If problem behaviour is causing you or your child distress, or upsetting the rest of the family, it’s important to deal with it.
Most young children occasionally bite, hit or push another child. Toddlers are curious and may not understand that biting or pulling hair hurts.
This doesn’t mean your child will grow up to be aggressive. Here are ways to teach your child that this behaviour is unacceptable:
Don’t hit bite or kick back
This could make your child think it’s acceptable to do this. Instead, make it clear that what they’re doing hurts and you won’t allow it.
Put your child in another room
If you’re at home, try this for a short period. Check they’re safe before you leave them.
Talk to them
Children often go through phases of being upset or insecure and express their feelings by being aggressive. Finding out what’s worrying them is the first step to being able to help.
Show them you love them, but not their behaviour
Children may be behaving badly because they need more attention. Show them you love them by praising good behaviour and giving them plenty of cuddles when they’re not behaving badly.
Help them let their feelings out in another way
Find a big space, such as a park, and encourage your child to run and shout. Letting your child know that you recognise their feelings will make it easier for them to express themselves without hurting anyone else.

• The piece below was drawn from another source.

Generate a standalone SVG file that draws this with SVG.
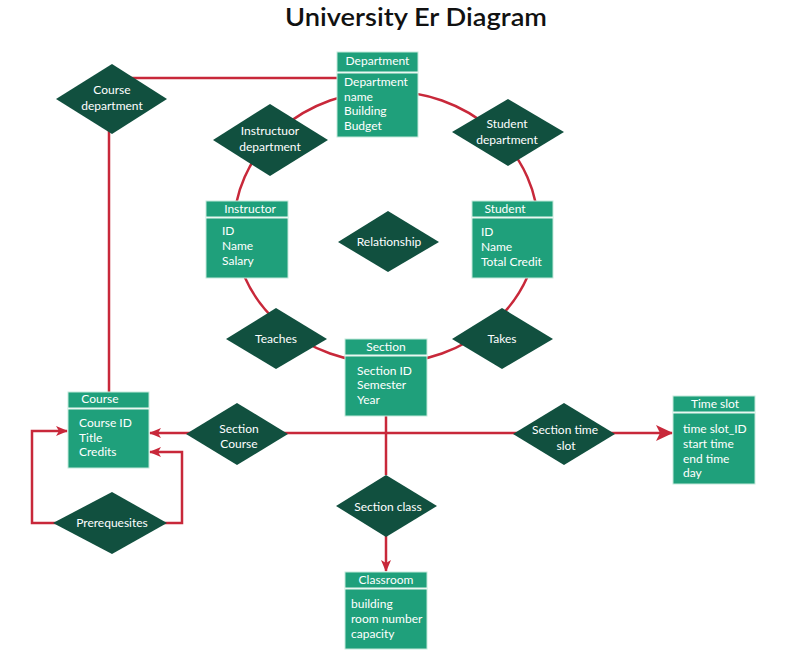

You could try saying things like: “I know you’re feeling angry about … “. As well as showing you recognise their frustration, it will help them be able to name their own feelings and think about them.
Temper tantrums usually start at around 18 months and are very common in toddlers as well as hitting and biting.
One reason for this is toddlers want to express themselves, but find it difficult. They feel frustrated, and the frustration comes out as a tantrum.
Once a child can talk more, they’re less likely to have tantrums. By the age of four, tantrums are far less common.
The tips below may help you cope with tantrums when they happen.
Find out why the tantrum is happening
Your child may be tired or hungry, in which case the solution is simple. They could be feeling frustrated or jealous, maybe of another child. They may need time, attention and love, even though they’re not being very loveable.
Understand and accept your child’s anger
You probably feel the same way yourself at times, but you can express it in other ways
Find a distraction
If you think your child is starting a tantrum, find something to distract them with straight away. This could be something you can see out of the window. For example, you could say, “Look! A cat”. Make yourself sound as surprised and interested as you can.
Wait for it to stop
Losing your temper or shouting back won’t end the tantrum. Ignore the looks you get from people around you and concentrate on staying calm.
Don’t change your mind
Giving in won’t help in the long term. If you’ve said no, don’t change your mind and say yes just to end the tantrum. Otherwise, your child will start to think tantrums can get them what they want. For the same reason, it doesn’t help to bribe them with sweets or treats.
If you’re at home, try going into another room for a while. Make sure your child can’t hurt themselves first.
Be prepared when you’re out shopping
Tantrums often happen in shops. This can be embarrassing, and embarrassment makes it harder to stay calm. Keep shopping trips as short as possible. Involve your child in the shopping by talking about what you need and letting them help you.
Try holding your child firmly until the tantrum passes
Some parents find this helpful, but it can be hard to hold a struggling child. It usually works when your child is more upset than angry, and when you’re feeling calm enough to talk to them gently and reassure them.